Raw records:
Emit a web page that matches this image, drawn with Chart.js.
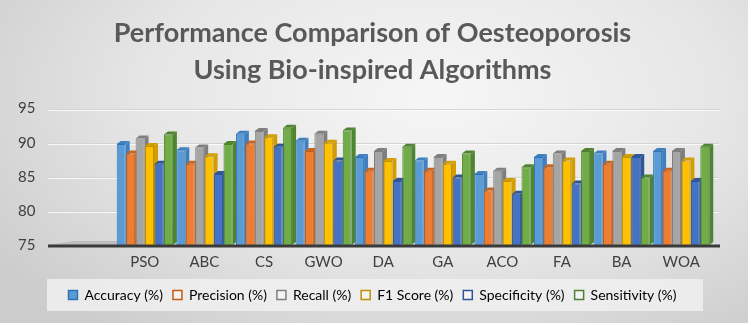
<!DOCTYPE html>
<html>
<head>
<meta charset="utf-8">
<script src="https://cdn.jsdelivr.net/npm/chart.js@4.4.1/dist/chart.umd.min.js"></script>
<style>
  body { margin: 0; background: #fff; }
  #wrap {
    width: 751px; height: 325px;
    background: #fff radial-gradient(ellipse 70% 90% at 58% 30%, #f6f6f6 0%, #e6e6e6 55%, #cdcdcd 100%) no-repeat;
    background-size: 748px 323px;
  }
</style>
</head>
<body>
<div id="wrap"><canvas id="perfChart" width="751" height="325"></canvas></div>
<script>
const categories = ['PSO', 'ABC', 'CS', 'GWO', 'DA', 'GA', 'ACO', 'FA', 'BA', 'WOA'];
const accuracy    = [89.8, 88.9, 91.3, 90.3, 87.9, 87.4, 85.4, 87.9, 88.4, 88.8];
const precision   = [88.4, 86.9, 89.9, 88.8, 85.9, 85.9, 83.0, 86.4, 86.9, 85.9];
const recall      = [90.6, 89.3, 91.7, 91.3, 88.8, 87.9, 85.9, 88.4, 88.8, 88.8];
const f1Score     = [89.5, 88.0, 90.8, 90.0, 87.3, 86.9, 84.4, 87.4, 87.9, 87.4];
const specificity = [86.9, 85.4, 89.4, 87.4, 84.4, 84.9, 82.5, 84.0, 87.9, 84.4];
const sensitivity = [91.2, 89.8, 92.2, 91.8, 89.4, 88.4, 86.4, 88.8, 84.9, 89.4];
const yTicks = [75, 80, 85, 90, 95];

const series = [
  { label: 'Accuracy (%)',    data: accuracy,    color: '#5B9BD5', edge: '#2E75B6', side: '#3F7FBF' },
  { label: 'Precision (%)',   data: precision,   color: '#ED7D31', edge: '#C55A11', side: '#C8661F' },
  { label: 'Recall (%)',      data: recall,      color: '#A5A5A5', edge: '#7F7F7F', side: '#7E7E7E' },
  { label: 'F1 Score (%)',    data: f1Score,     color: '#FFC000', edge: '#BF9000', side: '#D19D00' },
  { label: 'Specificity (%)', data: specificity, color: '#4472C4', edge: '#2F5597', side: '#30569A' },
  { label: 'Sensitivity (%)', data: sensitivity, color: '#70AD47', edge: '#507E32', side: '#4F8430' }
];

const FLOOR_LEFT = 48;

// light grid lines, floor and bar depth, drawn from the library's scales
const backdrop = {
  id: 'backdrop',
  beforeDatasetsDraw(chart) {
    const { ctx, chartArea, scales } = chart;
    const y = scales.y;
    const right = chartArea.right + 8;
    ctx.save();
    ctx.lineWidth = 1;
    yTicks.slice(1).forEach(v => {
      const py = Math.round(y.getPixelForValue(v)) + 0.5;
      ctx.strokeStyle = '#d4d4d4';
      ctx.beginPath(); ctx.moveTo(FLOOR_LEFT, py); ctx.lineTo(right, py); ctx.stroke();
      ctx.strokeStyle = 'rgba(255,255,255,0.8)';
      ctx.beginPath(); ctx.moveTo(FLOOR_LEFT, py + 1); ctx.lineTo(right, py + 1); ctx.stroke();
    });
    const base = y.getPixelForValue(75);
    ctx.fillStyle = '#bdbdbd';
    ctx.beginPath();
    ctx.moveTo(FLOOR_LEFT, base);
    ctx.lineTo(chartArea.left, base);
    ctx.lineTo(chartArea.left + 6, base - 4);
    ctx.lineTo(FLOOR_LEFT + 26, base - 4);
    ctx.closePath();
    ctx.fill();
    // 3D depth for each bar
    chart.data.datasets.forEach((ds, i) => {
      const meta = chart.getDatasetMeta(i);
      meta.data.forEach(bar => {
        const w = bar.width, x0 = bar.x - w / 2, x1 = bar.x + w / 2, top = bar.y;
        const dx = 4, dy = 3;
        ctx.fillStyle = series[i].side;
        ctx.beginPath();
        ctx.moveTo(x1, top); ctx.lineTo(x1 + dx, top - dy);
        ctx.lineTo(x1 + dx, base - dy); ctx.lineTo(x1, base);
        ctx.closePath(); ctx.fill();
        ctx.beginPath();
        ctx.moveTo(x0, top); ctx.lineTo(x0 + dx, top - dy);
        ctx.lineTo(x1 + dx, top - dy); ctx.lineTo(x1, top);
        ctx.closePath(); ctx.fill();
      });
    });
    ctx.restore();
  },
  afterDatasetsDraw(chart) {
    const { ctx, chartArea, scales } = chart;
    const base = scales.y.getPixelForValue(75);
    ctx.save();
    ctx.fillStyle = '#3a3a3a';
    ctx.fillRect(FLOOR_LEFT, base - 0.5, chartArea.right + 9 - FLOOR_LEFT, 3);
    ctx.restore();
  }
};

// legend background panel
const legendPanel = {
  id: 'legendPanel',
  beforeDraw(chart) {
    const lg = chart.legend;
    if (!lg) return;
    const { ctx } = chart;
    ctx.save();
    ctx.fillStyle = 'rgba(240,240,240,0.85)';
    ctx.fillRect(47, lg.top + 1, 656, lg.height - 2);
    ctx.restore();
  }
};

const ctx = document.getElementById('perfChart').getContext('2d');
new Chart(ctx, {
  type: 'bar',
  data: {
    labels: categories,
    datasets: series.map(s => ({
      label: s.label,
      data: s.data,
      backgroundColor: s.color,
      borderColor: s.edge,
      borderWidth: 1,
      base: 75,
      categoryPercentage: 0.95,
      barPercentage: 0.95
    }))
  },
  options: {
    responsive: false,
    animation: false,
    layout: { padding: { left: 34, right: 40, top: 10, bottom: 13 } },
    plugins: {
      title: {
        display: true,
        text: ['Performance Comparison of Oesteoporosis', 'Using Bio-inspired Algorithms'],
        color: '#595959',
        font: { family: 'Lato', size: 27, weight: 'bold', lineHeight: 1.4 },
        padding: { top: 4, bottom: 19 }
      },
      legend: {
        position: 'bottom',
        labels: {
          boxWidth: 9,
          boxHeight: 9,
          padding: 10,
          color: '#404040',
          font: { family: 'Lato', size: 14 },
          generateLabels(chart) {
            return series.map((s, i) => ({
              text: s.label,
              fillStyle: i === 0 ? s.color : '#f4f4f4',
              strokeStyle: s.edge,
              lineWidth: 1.5,
              datasetIndex: i,
              hidden: false
            }));
          }
        }
      },
      tooltip: { enabled: false }
    },
    scales: {
      x: {
        grid: { display: false },
        border: { display: false },
        afterFit(axis) { axis.height += 7; },
        ticks: { color: '#404040', font: { family: 'Lato', size: 15 }, padding: 0 }
      },
      y: {
        min: 75,
        max: 95,
        afterBuildTicks(axis) { axis.ticks = yTicks.map(v => ({ value: v })); },
        afterFit(axis) { axis.width = 81; },
        grid: { display: false },
        border: { display: false },
        ticks: { color: '#404040', font: { family: 'Lato', size: 15 }, mirror: true, padding: -97 }
      }
    }
  },
  plugins: [backdrop, legendPanel]
});
</script>
</body>
</html>
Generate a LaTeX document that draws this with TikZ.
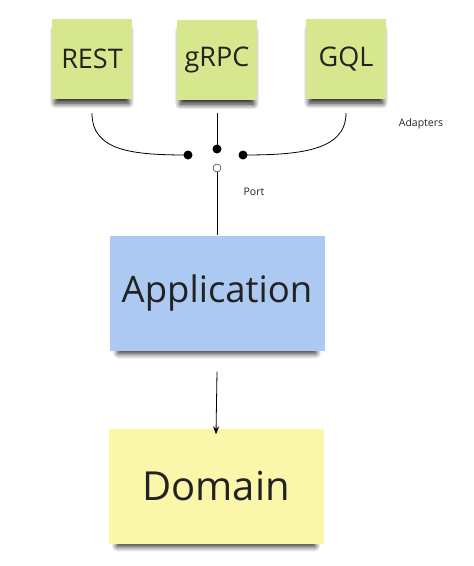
\documentclass[tikz,border=0pt]{standalone}
\usepackage{fontspec}
\setmainfont{Open Sans}
\usetikzlibrary{shadows.blur,arrows.meta}

\definecolor{notegreen}{RGB}{214,231,142}
\definecolor{noteblue}{RGB}{172,202,241}
\definecolor{noteyellow}{RGB}{250,247,171}
\definecolor{inkgray}{RGB}{34,34,34}

\begin{document}
\begin{tikzpicture}[x=1pt,y=-1pt,
sticky/.style={rectangle, inner sep=0pt, text=inkgray,
  blur shadow={shadow xshift=0pt, shadow yshift=-8pt, shadow scale=0.92, shadow opacity=90, shadow blur radius=6pt, shadow blur steps=12}},
adapter/.style={sticky, fill=notegreen, minimum width=80pt, minimum height=80pt, font=\fontsize{27}{32}\selectfont},
core/.style={sticky, minimum width=215pt, minimum height=115pt, font=\fontsize{36.5}{44}\selectfont},
dot/.style={circle, fill=black, inner sep=0pt, minimum size=9pt},
hollow/.style={circle, draw=black, fill=white, thin, inner sep=0pt, minimum size=8pt},
wire/.style={draw=black, line width=0.8pt},
small_text/.style={font=\fontsize{10.5}{12}\selectfont, text=inkgray}
]
\useasboundingbox (0,0) rectangle (474,566);

% adapters
\node[adapter](rest) at (92,59) {REST};
\node[adapter](grpc) at (217,60) {gRPC};
\node[adapter](gql) at (346,59) {GQL};
\node[small_text](adapters) at (421,124) {Adapters};

% port
\node[dot](rest_dot) at (188,155) {};
\node[dot](grpc_dot) at (217,149) {};
\node[dot](gql_dot) at (243,155) {};
\node[hollow](port) at (217,168) {};
\node[small_text](port_label) at (254,192) {Port};

% core
\node[core, fill=noteblue](application) at (217,293) {Application};
\node[core, fill=noteyellow, font=\fontsize{40}{46}\selectfont](domain) at (216,486) {Domain};

% wires
\draw[wire]([yshift=-14pt]rest.south) .. controls +(0,38) and +(-55,0) .. (rest_dot.center);
\draw[wire]([yshift=-13pt]grpc.south) -- (grpc_dot.center);
\draw[wire]([yshift=-14pt]gql.south) .. controls +(0,38) and +(55,0) .. (gql_dot.center);
\draw[wire](port.south) -- (application.north);
\draw[wire, -{Stealth[length=8pt,width=6pt]}]([yshift=-21pt]application.south) -- ([yshift=-6pt]domain.north);

\end{tikzpicture}
\end{document}
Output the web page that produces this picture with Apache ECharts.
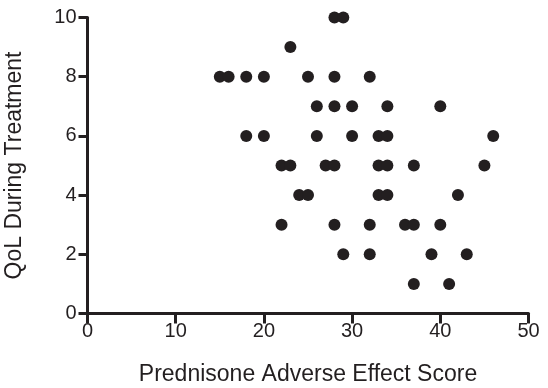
<!DOCTYPE html>
<html>
<head>
<meta charset="utf-8">
<script src="https://cdn.jsdelivr.net/npm/echarts@6/dist/echarts.min.js"></script>
<style>html,body{margin:0;padding:0;background:#fff}#c{width:548px;height:388px}</style>
</head>
<body>
<div id="c"></div>
<script>
// Prednisone adverse effect score (x) and QoL during treatment (y), one entry per patient
var adverseScore = [28,29, 23, 15,16,18,20,25,28,32, 26,28,30,34,40, 18,20,26,30,33,34,46, 22,23,27,28,33,34,37,45, 24,25,33,34,42, 22,28,32,36,37,40, 29,32,39,43, 37,41];
var qolScore     = [10,10, 9,  8,8,8,8,8,8,8,       7,7,7,7,7,      6,6,6,6,6,6,6,       5,5,5,5,5,5,5,5,        4,4,4,4,4,      3,3,3,3,3,3,       2,2,2,2,     1,1];
var xTicks = [0,10,20,30,40,50];
var yTicks = [0,2,4,6,8,10];

var pts = adverseScore.map(function(v,i){return [v, qolScore[i]];});
var dark = '#231f20';
var chart = echarts.init(document.getElementById('c'));
chart.setOption({
  animation:false,
  grid:{left:87.5,right:19.5,top:17.5,bottom:74.5,containLabel:false,outerBoundsMode:'none'},
  xAxis:{
    type:'value',min:xTicks[0],max:xTicks[xTicks.length-1],interval:10,
    name:'Prednisone Adverse Effect Score',nameLocation:'middle',nameGap:50,
    nameTextStyle:{fontFamily:'Liberation Sans',fontSize:23,color:dark},
    axisLine:{show:true,lineStyle:{color:dark,width:3}},
    axisTick:{show:true,length:10,lineStyle:{color:dark,width:3}},
    axisLabel:{margin:8,fontFamily:'Liberation Sans',fontSize:20,color:dark},
    splitLine:{show:false}
  },
  yAxis:{
    type:'value',min:yTicks[0],max:yTicks[yTicks.length-1],interval:2,
    name:'QoL During Treatment',nameLocation:'middle',nameGap:61,
    nameTextStyle:{fontFamily:'Liberation Sans',fontSize:23,color:dark},
    axisLine:{show:true,lineStyle:{color:dark,width:3}},
    axisTick:{show:true,length:9,lineStyle:{color:dark,width:3}},
    axisLabel:{margin:11,fontFamily:'Liberation Sans',fontSize:20,color:dark},
    splitLine:{show:false}
  },
  series:[{
    type:'scatter',data:pts,symbol:'circle',symbolSize:12,
    itemStyle:{color:dark,opacity:1}
  }]
});
</script>
</body>
</html>
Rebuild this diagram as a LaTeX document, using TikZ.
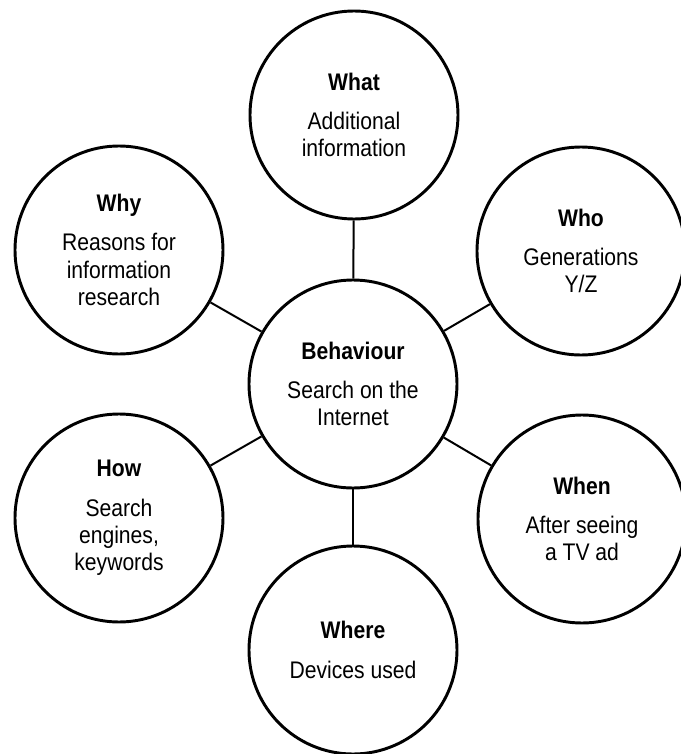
\documentclass[tikz,border=0pt]{standalone}
\usepackage{fontspec}
\setmainfont{Liberation Sans}[FakeStretch=0.88]
\tikzset{
  % A circle holding one question and its answer
  topic/.style={
    draw=black, line width=2.2pt, circle, fill=white, align=center,
    font=\fontsize{18}{20.5}\selectfont, inner sep=0pt, minimum size=156pt},
  % A spoke from the centre to a question
  spoke/.style={draw=black, line width=1.5pt},
}
% Bold heading, then the answer below it
\newcommand{\topictext}[2]{\textbf{#1}\\[9pt]#2}

\begin{document}
\begin{tikzpicture}

  \useasboundingbox (-264.75pt,-277.5pt) rectangle (246pt,288pt);

  % --- Centre ----------------------------------------------------------
  \node[topic] (behaviour) at (0,0)
       {\topictext{Behaviour}{Search on the\\Internet}};

  % --- Questions around it ---------------------------------------------
  \node[topic] (what)  at (0.75pt,201.75pt)   {\topictext{What}{Additional\\information}};
  \node[topic] (why)   at (-175.5pt,100.5pt)  {\topictext{Why}{Reasons for\\information\\research}};
  \node[topic] (who)   at (171pt,99.75pt)     {\topictext{Who}{Generations\\Y/Z}};
  \node[topic] (how)   at (-175.5pt,-100.5pt) {\topictext{How}{Search\\engines,\\keywords}};
  \node[topic] (when)  at (171.75pt,-101.25pt){\topictext{When}{After seeing\\a TV ad}};
  \node[topic] (where) at (0,-199.5pt)        {\topictext{Where}{Devices used}};

  % --- Spokes ----------------------------------------------------------
  \foreach \q in {what, why, who, how, when, where}
    \draw[spoke] (behaviour) -- (\q);

\end{tikzpicture}
\end{document}
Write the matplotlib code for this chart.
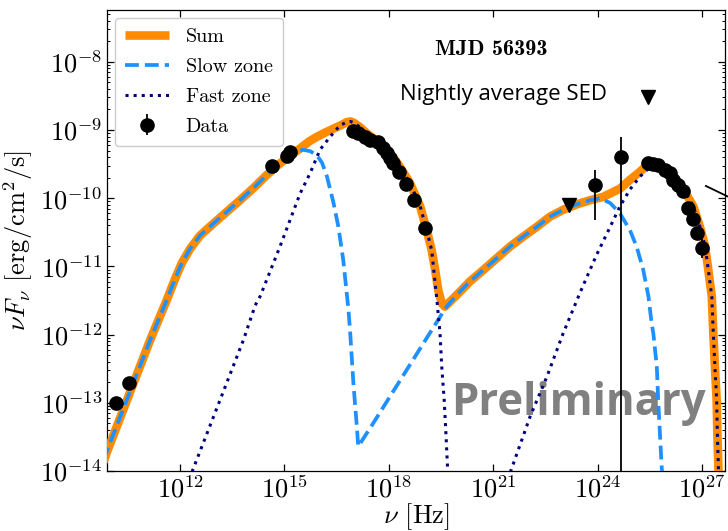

Written task:
Looking above, find the stretch of lines that opens with the one holding "Output the web" and closes with the one holding "var yTicks = [0,2,4,6,8,10];". Copy it exactly, pictures excluded.

Exercise answer:
Output the web page that produces this picture with Apache ECharts.
<!DOCTYPE html>
<html>
<head>
<meta charset="utf-8">
<script src="https://cdn.jsdelivr.net/npm/echarts@6/dist/echarts.min.js"></script>
<style>html,body{margin:0;padding:0;background:#fff}#c{width:548px;height:388px}</style>
</head>
<body>
<div id="c"></div>
<script>
// Prednisone adverse effect score (x) and QoL during treatment (y), one entry per patient
var adverseScore = [28,29, 23, 15,16,18,20,25,28,32, 26,28,30,34,40, 18,20,26,30,33,34,46, 22,23,27,28,33,34,37,45, 24,25,33,34,42, 22,28,32,36,37,40, 29,32,39,43, 37,41];
var qolScore     = [10,10, 9,  8,8,8,8,8,8,8,       7,7,7,7,7,      6,6,6,6,6,6,6,       5,5,5,5,5,5,5,5,        4,4,4,4,4,      3,3,3,3,3,3,       2,2,2,2,     1,1];
var xTicks = [0,10,20,30,40,50];
var yTicks = [0,2,4,6,8,10];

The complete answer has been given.